Imagine a nation of cities that are all functioning independently, but not linked to other cities by roads, wires, the internet or any other connections. This scenario would be analogous to the brain without white matter. Higher functions like language and memory are organized into networks in which gray matter regions are connected by white matter tracts. The more extensive and efficient those connections, the better the brain works.

White matter and Alzheimer’s

Given its essential role in the connections between brain cells, damaged white matter can disturb any aspect of cognitive or emotional function. White matter pathology is present in many brain disorders and can be severe enough to cause dementia. Damage to myelin is common in these disorders, and when the disease or injury is more severe, axons can also be damaged.

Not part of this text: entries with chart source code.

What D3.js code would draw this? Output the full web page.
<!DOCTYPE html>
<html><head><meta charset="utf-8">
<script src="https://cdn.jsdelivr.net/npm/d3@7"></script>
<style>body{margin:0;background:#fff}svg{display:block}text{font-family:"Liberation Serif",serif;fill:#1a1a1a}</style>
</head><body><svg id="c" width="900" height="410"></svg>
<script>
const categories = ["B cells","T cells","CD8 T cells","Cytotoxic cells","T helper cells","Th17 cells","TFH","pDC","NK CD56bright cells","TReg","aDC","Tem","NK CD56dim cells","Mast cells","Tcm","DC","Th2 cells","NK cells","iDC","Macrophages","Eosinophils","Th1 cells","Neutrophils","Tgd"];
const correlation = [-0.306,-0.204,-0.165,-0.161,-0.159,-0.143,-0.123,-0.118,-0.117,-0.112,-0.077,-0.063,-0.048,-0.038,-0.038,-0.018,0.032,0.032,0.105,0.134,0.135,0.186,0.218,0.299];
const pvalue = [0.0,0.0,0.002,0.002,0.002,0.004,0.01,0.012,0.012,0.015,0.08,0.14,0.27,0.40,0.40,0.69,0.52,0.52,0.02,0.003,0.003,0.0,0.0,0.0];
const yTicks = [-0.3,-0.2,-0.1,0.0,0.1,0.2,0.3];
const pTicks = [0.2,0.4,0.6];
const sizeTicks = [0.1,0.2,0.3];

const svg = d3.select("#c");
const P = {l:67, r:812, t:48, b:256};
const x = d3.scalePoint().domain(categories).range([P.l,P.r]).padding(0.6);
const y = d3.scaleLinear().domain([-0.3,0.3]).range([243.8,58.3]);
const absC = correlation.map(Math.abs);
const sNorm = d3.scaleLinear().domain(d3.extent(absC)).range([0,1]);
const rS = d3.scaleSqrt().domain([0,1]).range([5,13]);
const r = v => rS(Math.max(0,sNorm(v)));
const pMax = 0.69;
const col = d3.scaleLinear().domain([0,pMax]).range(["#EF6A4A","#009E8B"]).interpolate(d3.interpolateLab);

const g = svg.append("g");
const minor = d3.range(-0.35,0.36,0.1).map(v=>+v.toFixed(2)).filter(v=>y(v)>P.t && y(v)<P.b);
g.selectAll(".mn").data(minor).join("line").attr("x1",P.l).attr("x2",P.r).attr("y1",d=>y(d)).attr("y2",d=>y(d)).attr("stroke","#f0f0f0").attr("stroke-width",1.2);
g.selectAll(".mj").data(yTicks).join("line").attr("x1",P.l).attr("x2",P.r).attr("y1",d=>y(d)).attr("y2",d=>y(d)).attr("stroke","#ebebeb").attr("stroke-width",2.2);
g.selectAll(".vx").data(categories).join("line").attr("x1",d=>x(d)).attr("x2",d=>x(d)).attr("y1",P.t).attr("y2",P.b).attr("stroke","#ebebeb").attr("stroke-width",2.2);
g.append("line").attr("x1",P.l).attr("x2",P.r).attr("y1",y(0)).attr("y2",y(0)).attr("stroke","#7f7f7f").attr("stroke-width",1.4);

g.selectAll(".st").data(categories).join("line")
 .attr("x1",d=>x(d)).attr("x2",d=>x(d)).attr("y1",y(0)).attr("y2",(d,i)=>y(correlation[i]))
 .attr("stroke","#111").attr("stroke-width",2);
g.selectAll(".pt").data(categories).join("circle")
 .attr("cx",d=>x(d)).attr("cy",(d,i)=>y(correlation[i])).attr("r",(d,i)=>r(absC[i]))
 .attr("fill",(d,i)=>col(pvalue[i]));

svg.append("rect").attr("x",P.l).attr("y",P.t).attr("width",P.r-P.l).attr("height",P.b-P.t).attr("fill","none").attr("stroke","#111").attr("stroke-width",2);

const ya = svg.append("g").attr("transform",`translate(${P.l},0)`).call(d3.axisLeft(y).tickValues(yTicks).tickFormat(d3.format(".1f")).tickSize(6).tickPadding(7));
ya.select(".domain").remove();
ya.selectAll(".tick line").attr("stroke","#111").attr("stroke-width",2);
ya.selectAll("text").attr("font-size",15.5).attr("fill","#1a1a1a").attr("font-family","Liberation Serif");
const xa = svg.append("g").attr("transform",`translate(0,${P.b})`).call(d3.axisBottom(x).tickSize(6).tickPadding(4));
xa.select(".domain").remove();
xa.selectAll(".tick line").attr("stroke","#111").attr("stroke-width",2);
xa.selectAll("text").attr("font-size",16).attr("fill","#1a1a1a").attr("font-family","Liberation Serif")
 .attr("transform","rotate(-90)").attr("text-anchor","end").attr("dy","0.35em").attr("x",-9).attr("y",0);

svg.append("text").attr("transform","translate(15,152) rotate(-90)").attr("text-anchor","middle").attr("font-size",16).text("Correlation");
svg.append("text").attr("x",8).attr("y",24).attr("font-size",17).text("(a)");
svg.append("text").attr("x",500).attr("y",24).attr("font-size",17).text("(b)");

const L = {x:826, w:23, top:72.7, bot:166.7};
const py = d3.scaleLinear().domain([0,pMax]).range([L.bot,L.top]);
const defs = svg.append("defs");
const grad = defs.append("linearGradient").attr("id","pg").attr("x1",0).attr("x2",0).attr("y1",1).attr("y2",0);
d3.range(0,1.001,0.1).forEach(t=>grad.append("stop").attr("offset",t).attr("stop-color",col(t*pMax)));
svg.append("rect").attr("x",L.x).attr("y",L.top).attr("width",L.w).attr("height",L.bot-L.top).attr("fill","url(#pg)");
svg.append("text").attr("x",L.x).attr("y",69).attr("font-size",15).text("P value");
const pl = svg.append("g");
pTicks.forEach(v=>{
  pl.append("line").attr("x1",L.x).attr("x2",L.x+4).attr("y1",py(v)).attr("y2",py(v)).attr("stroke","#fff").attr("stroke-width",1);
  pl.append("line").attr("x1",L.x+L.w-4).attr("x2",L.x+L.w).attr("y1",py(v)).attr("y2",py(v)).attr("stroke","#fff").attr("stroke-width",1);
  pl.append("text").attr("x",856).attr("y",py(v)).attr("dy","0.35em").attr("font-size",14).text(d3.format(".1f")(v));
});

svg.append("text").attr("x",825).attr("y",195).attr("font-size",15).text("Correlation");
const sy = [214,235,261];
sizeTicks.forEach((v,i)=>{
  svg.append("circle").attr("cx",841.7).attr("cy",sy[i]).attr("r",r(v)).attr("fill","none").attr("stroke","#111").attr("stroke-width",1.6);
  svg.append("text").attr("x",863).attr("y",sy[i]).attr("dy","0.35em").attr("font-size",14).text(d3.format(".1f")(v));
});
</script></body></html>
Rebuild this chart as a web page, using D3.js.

More than 30 years ago, my colleagues and I described this syndrome as white matter dementia. In this condition, the dysfunctional white matter is no longer adequately performing as a connector, meaning that the gray matter cannot act together in a seamless and synchronous manner. The brain, in essence, has been disconnected from itself.

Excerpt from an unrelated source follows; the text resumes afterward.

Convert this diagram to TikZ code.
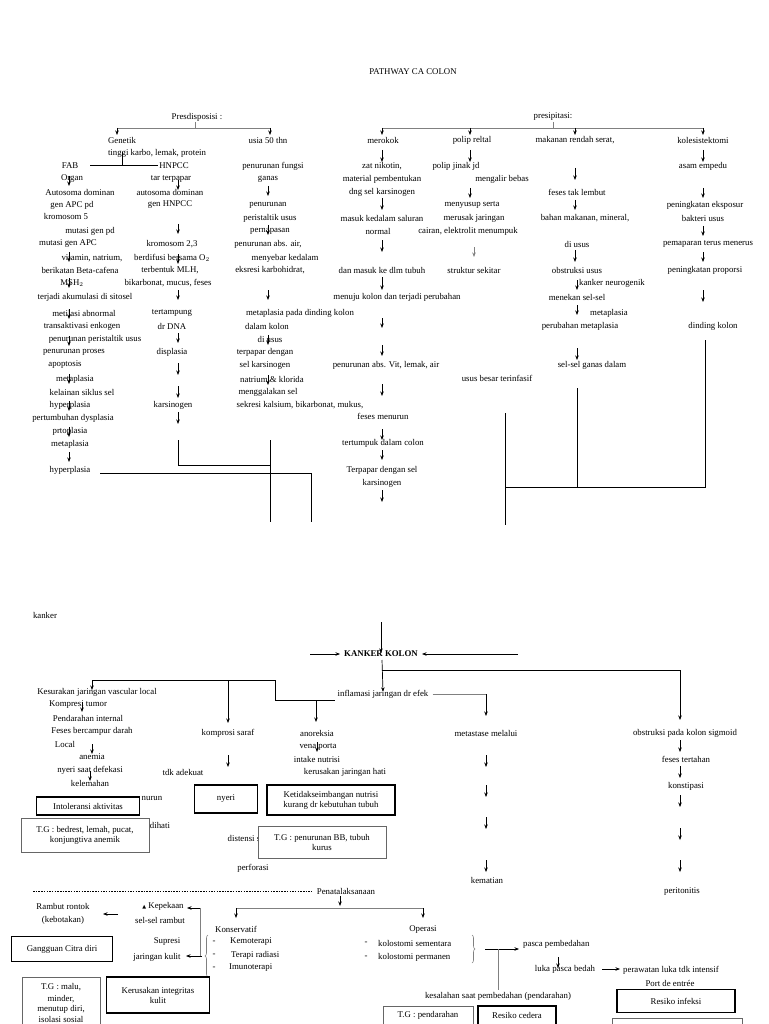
\documentclass[tikz,border=0pt]{standalone}
\usepackage{fontspec}
\setmainfont{Liberation Serif}
\newfontfamily\djv{DejaVu Sans}
\usetikzlibrary{arrows.meta,decorations.pathreplacing}
\tikzset{
  t/.style={inner sep=0pt,font=\fontsize{8.8}{10}\selectfont,align=center},
  a/.style={-{Stealth[length=4.5pt,width=3.5pt]},line width=0.7pt},
  ln/.style={line width=0.6pt},
  gl/.style={line width=0.6pt,draw=gray},
  bx/.style={draw,line width=1.6pt,fill=white},
  tb/.style={draw=gray!80!black,line width=0.8pt,fill=white}
}
\newcommand\T[3]{\node[t] at (#1,#2) {#3};}
\newcommand\dn[3]{\draw[a] (#1,#2)--(#1,#3);}
\begin{document}
\begin{tikzpicture}[x=1pt,y=-1pt]
\useasboundingbox (0,0) rectangle (768,1024);
\node[t] (title) at (413,72) {PATHWAY CA COLON};
% Predisposisi
\node[t] (pre) at (197,117) {Presdisposisi :};
\draw[gl] (195,122)--(195,128); \draw[gl] (117,128)--(270,128);
\dn{117}{128}{135} \dn{270}{128}{135}
\T{122}{140}{Genetik} \T{157}{153}{tinggi karbo, lemak, protein} \T{268}{140}{usia 50 thn}
\draw[ln] (90,165)--(158,165); \draw[ln] (122,152)--(122,165);
\T{70}{166}{FAB} \T{174}{166}{HNPCC}
% left column
\T{72}{179}{Organ} \T{80}{192}{Autosoma dominan} \T{72}{205}{gen APC pd} \T{66}{216}{kromosom 5}
\T{90}{231}{mutasi gen pd} \T{68}{244}{mutasi gen APC} \T{92}{258}{vitamin, natrium,} \T{80}{270}{berikatan Beta-cafena}
\T{72}{283}{MSH$_2$} \T{85}{297}{terjadi akumulasi di sitosel} \T{84}{313}{metilasi abnormal} \T{82}{326}{transaktivasi enkogen}
\T{95}{339}{penurunan peristaltik usus} \T{74}{352}{penurunan proses} \T{65}{365}{apoptosis} \T{75}{379}{metaplasia}
\T{82}{392}{kelainan siklus sel} \T{70}{405}{hyperplasia} \T{73}{418}{pertumbuhan dysplasia} \T{70}{431}{prtoplasia} \T{70}{444}{metaplasia}
\T{70}{470}{hyperplasia}
\dn{69}{176}{186} \dn{69}{252}{262} \dn{69}{278}{288} \dn{69}{309}{319} \dn{69}{336}{346} \dn{69}{374}{384} \dn{69}{401}{411} \dn{69}{427}{437} \dn{69}{452}{462}
% middle column
\T{171}{179}{tar terpapar} \T{170}{192}{autosoma dominan} \T{170}{205}{gen HNPCC} \dn{178}{224}{234}
\T{172}{244}{kromosom 2,3} \T{172}{258}{berdifusi bersama O$_2$} \T{170}{270}{terbentuk MLH,} \T{168}{283}{bikarbonat, mucus, feses}
\dn{178}{180}{190} \dn{178}{254}{264} \dn{178}{290}{300}
\T{172}{313}{tertampung} \T{172}{326}{dr DNA} \dn{178}{333}{343} \T{172}{352}{displasia} \dn{178}{363}{375} \dn{178}{386}{398}
\T{173}{405}{karsinogen} \dn{178}{412}{424}
% third column
\T{273}{166}{penurunan fungsi} \T{268}{179}{ganas} \dn{268}{186}{196} \T{268}{205}{penurunan} \T{270}{218}{peristaltik usus}
\T{270}{231}{pernapasan} \T{268}{244}{penurunan abs. air,} \T{285}{258}{menyebar kedalam} \T{270}{270}{eksresi karbohidrat,}
\dn{268}{225}{235} \dn{268}{290}{300}
\T{300}{313}{metaplasia pada dinding kolon} \T{267}{326}{dalam kolon} \T{270}{339}{di usus} \dn{268}{335}{345}
\T{265}{352}{terpapar dengan} \T{265}{365}{sel karsinogen} \T{272}{379}{natrium \& klorida} \dn{268}{375}{385} \T{268}{392}{menggalakan sel}
\T{300}{405}{sekresi kalsium, bikarbonat, mukus,}
\draw[ln] (178,440)--(178,465)--(270,465); \draw[ln] (270,440)--(270,522);
\draw[ln] (100,473)--(311,473)--(311,522);
% presipitasi
\node[t] (prs) at (553,117) {presipitasi:};
\draw[gl] (553,122)--(553,128); \draw[gl] (382,128)--(703,128);
\dn{382}{128}{135} \dn{470}{128}{135} \dn{575}{128}{135} \dn{703}{128}{135}
\T{383}{140}{merokok} \T{472}{140}{polip reltal} \T{575}{140}{makanan rendah serat,} \T{703}{140}{kolesistektomi}
\dn{382}{150}{162} \T{382}{166}{zat nikotin,} \T{382}{179}{material pembentukan} \T{382}{192}{dng sel karsinogen}
\dn{382}{198}{210} \T{382}{218}{masuk kedalam saluran} \T{378}{231}{normal} \dn{382}{240}{252}
\T{382}{270}{dan masuk ke dlm tubuh} \dn{382}{277}{290} \T{397}{297}{menuju kolon dan terjadi perubahan}
\dn{382}{318}{328} \dn{382}{345}{356} \T{386}{365}{penurunan abs. Vit, lemak, air} \dn{382}{384}{396}
\T{383}{416}{feses menurun} \dn{382}{429}{440} \T{383}{443}{tertumpuk dalam colon} \dn{382}{450}{460}
\T{382}{470}{Terpapar dengan sel} \T{382}{483}{karsinogen} \dn{382}{490}{502}
\dn{470}{150}{162} \T{456}{166}{polip jinak jd} \T{502}{179}{mengalir bebas} \dn{470}{188}{198}
\T{472}{205}{menyusup serta} \T{474}{218}{merusak jaringan} \T{468}{231}{cairan, elektrolit menumpuk}
\draw[a,draw=gray] (474,247)--(474,257); \T{474}{270}{struktur sekitar}
\dn{575}{168}{180} \T{577}{192}{feses tak lembut} \dn{575}{200}{210} \T{585}{218}{bahan makanan, mineral,}
\T{577}{244}{di usus} \dn{575}{250}{262} \T{577}{270}{obstruksi usus} \dn{577}{280}{290} \T{612}{283}{kanker neurogenik}
\T{577}{297}{menekan sel-sel} \dn{577}{305}{315} \T{609}{313}{metaplasia} \T{580}{326}{perubahan metaplasia}
\dn{577}{348}{360} \T{592}{365}{sel-sel ganas dalam} \T{497}{378}{usus besar terinfasif}
\dn{703}{150}{162} \T{703}{166}{asam empedu} \dn{703}{188}{198} \T{705}{205}{peningkatan eksposur} \T{703}{218}{bakteri usus}
\dn{703}{226}{236} \T{708}{244}{pemaparan terus menerus} \dn{703}{252}{262} \T{705}{270}{peningkatan proporsi}
\dn{703}{290}{302} \T{713}{326}{dinding kolon}
\draw[ln] (705,340)--(705,487)--(505,487); \draw[ln] (577,388)--(577,487); \draw[ln] (505,413)--(505,525);
% Kanker kolon
\T{45}{615}{kanker}
\node[t,font=\fontsize{8.8}{10}\selectfont\bfseries] (kk) at (381,654) {KANKER KOLON};
\coordinate (kt) at (381,622); \draw[a] (kt)--([yshift=-2pt]kk.north);
\coordinate (kl) at (310,654); \draw[a] (kl)--([xshift=-4pt]kk.west);
\coordinate (kr) at (518,654); \draw[a] (kr)--([xshift=4pt]kk.east);
\node[t] (inf) at (383,694) {inflamasi jaringan dr efek};
\draw[a] (382,660)--([yshift=-2pt]inf.north); \draw[ln] (382,670)--(680,670); \dn{680}{670}{720}
\draw[gl] ([xshift=4pt]inf.east)--(486,694); \dn{486}{694}{716}
\node[t] (met) at (486,733) {metastase melalui};
\draw[ln] (92,680)--(275,680); \dn{92}{680}{690} \dn{228}{680}{723} \draw[ln] (275,680)--(275,700)--(335,700); \dn{316}{700}{722}
\T{97}{692}{Kesurakan jaringan vascular local} \T{78}{705}{Kompresi tumor} \T{88}{718}{Pendarahan internal}
\T{92}{731}{Feses bercampur darah} \T{65}{744}{Local} \T{92}{757}{anemia} \T{90}{770}{nyeri saat defekasi} \T{90}{783}{kelemahan}
\dn{82}{702}{712} \dn{92}{744}{754} \dn{90}{771}{781}
\T{152}{798}{nurun} \T{160}{825}{dihati}
\node[bx,minimum width=103pt,minimum height=18pt,t] (ia) at (88,806) {Intoleransi aktivitas};
\node[tb,minimum width=128pt,minimum height=34pt,t] (tg1) at (85,835) {T.G : bedrest, lemah, pucat,\\konjungtiva anemik};
\T{228}{733}{komprosi saraf} \dn{228}{755}{767} \T{183}{772}{tdk adekuat}
\node[bx,minimum width=63pt,minimum height=28pt,t] (ny) at (226,799) {nyeri};
\T{317}{733}{anoreksia} \T{318}{747}{vena porta} \dn{317}{742}{752} \T{317}{759}{intake nutrisi} \T{345}{772}{kerusakan jaringan hati}
\node[bx,minimum width=128pt,minimum height=30pt,t] (kn) at (331,800) {Ketidakseimbangan nutrisi\\kurang dr kebutuhan tubuh};
\T{244}{838}{distensi s}
\node[tb,minimum width=128pt,minimum height=32pt,t] (tg2) at (322,842) {T.G : penurunan BB, tubuh\\kurus};
\T{253}{868}{perforasi}
\dn{486}{755}{767} \dn{486}{785}{797} \dn{486}{817}{829} \dn{486}{860}{872} \T{487}{880}{kematian}
\node[t] (obs) at (685,733) {obstruksi pada kolon sigmoid};
\dn{680}{740}{752} \T{686}{759}{feses tertahan} \dn{680}{766}{778} \T{686}{786}{konstipasi}
\dn{680}{795}{807} \dn{680}{828}{840} \dn{680}{860}{872} \T{682}{892}{peritonitis}
% Penatalaksanaan
\draw[ln,dash pattern=on 1.5pt off 1.2pt] (33,891)--(312,891);
\node[t] (pen) at (346,891) {Penatalaksanaan};
\dn{340}{896}{906} \draw[gl] (236,908)--(423,908); \dn{236}{908}{918} \dn{423}{908}{918}
\T{236}{929}{Konservatif}
\T{214}{942}{-} \T{214}{955}{-} \T{214}{968}{-}
\node[t,anchor=west] at (230,942) {Kemoterapi}; \node[t,anchor=west] at (231,955) {Terapi radiasi}; \node[t,anchor=west] at (229,968) {Imunoterapi};
\draw[gl,decorate,decoration={brace,amplitude=3pt}] (208,977)--(208,935);
\T{167}{942}{Supresi} \T{157}{957}{jaringan kulit}
\coordinate (bj) at (202,956); \draw[a] (bj)--(186,956);
\draw[gl] (200,956)--(200,908); \draw[a] (200,908)--(187,908);
\T{163}{906}{{\djv\fontsize{5}{6}\selectfont ▲} Kepekaan} \T{160}{920}{sel-sel rambut}
\draw[a] (118,914)--(103,914);
\T{63}{906}{Rambut rontok} \T{63}{920}{(kebotakan)}
\node[bx,minimum width=101pt,minimum height=25pt,t] (gc) at (62,949) {Gangguan Citra diri};
\draw[tb] (22,1030)--(22,977)--(100,977)--(100,1030);
\T{61}{987}{T.G : malu,} \T{61}{999}{minder,} \T{61}{1009}{menutup diri,} \T{61}{1019}{isolasi sosial}
\node[bx,minimum width=103pt,minimum height=36pt,t] (ki) at (158,995) {Kerusakan integritas\\kulit};
\T{423}{930}{Operasi}
\T{366}{943}{-} \T{366}{957}{-}
\node[t,anchor=west] at (378,943) {kolostomi sementara}; \node[t,anchor=west] at (378,957) {kolostomi permanen};
\draw[gl,decorate,decoration={brace,amplitude=3pt}] (472,935)--(472,963);
\draw[a] (485,949)--(519,949); \node[t,anchor=west] at (523,944) {pasca pembedahan};
\draw[gl] (498,949)--(498,990);
\dn{558}{957}{968} \T{565}{969}{luka pasca bedah}
\draw[a] (602,969)--(620,969); \node[t,anchor=west] at (623,970) {perawatan luka tdk intensif};
\T{670}{983}{Port de entrée}
\T{498}{996}{kesalahan saat pembedahan (pendarahan)}
\node[bx,minimum width=118pt,minimum height=23pt,t] (ri) at (676,1001) {Resiko infeksi};
\draw[tb] (383,1030)--(383,1006)--(473,1006)--(473,1030); \T{428}{1015}{T.G : pendarahan}
\draw[bx] (478,1030)--(478,1006)--(556,1006)--(556,1030); \T{517}{1015}{Resiko cedera}
\draw[tb] (612,1030)--(612,1018)--(742,1018)--(742,1030);
\end{tikzpicture}
\end{document}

Equally important is the possibility that white matter dysfunction plays a role in many diseases currently thought to originate in gray matter. Some of these diseases stubbornly defy understanding. For example, I suspect white matter damage may be critical in the early phases of Alzheimer’s disease and traumatic brain injury.

Alzheimer’s is the most common type of dementia in older individuals. It can impair cognitive function and rob people of their very identity. No cure or effective treatment exists. Ever since Alois Alzheimer’s 1907 observations of gray matter proteins – called amyloid and tau – neuroscientists have believed the buildup of these proteins is the central problem behind Alzheimer’s. Yet many drugs that remove these proteins do not stop the patients’ cognitive decline.

Recent findings increasingly suggest that white matter damage – preceding the accumulation of those proteins – may be the true culprit. As brains age, they often experience gradual loss of blood flow from the narrowing of vessels that convey blood from the heart. Lower blood flow heavily impacts white matter.

Remarkably, there is even evidence that inherited forms of Alzheimer’s also feature early white matter abnormalities. That means therapies aimed at maintaining blood flow to white matter may prove more effective than attempting to dislodge proteins. One simple treatment likely to help is controlling high blood pressure, as this can reduce the severity of white matter abnormalities.

White matter and traumatic brain injury

Patients with traumatic brain injury, particularly those with moderate or severe injuries, can have lifelong disability. One of the most ominous outcomes of TBI is chronic traumatic encephalopathy, a brain disease believed to cause progressive and irreversible dementia. In TBI patients, the accumulation of tau protein in gray matter is evident.

Researchers have long recognized that white matter damage is common in people who have sustained a TBI. Observations from the brains of those with repetitive traumatic brain injuries – football players and military veterans have been frequently studied – have shown that white matter damage is prominent, and may precede the appearance of tangled proteins in the gray matter.

Among scientists, there is a burgeoning excitement over the new interest in white matter. Researchers are now beginning to acknowledge that the traditional focus on the study of gray matter has not produced the results they hoped. Learning more about the half of the brain known as white matter may help us in the years ahead to find the answers needed to alleviate the suffering of millions.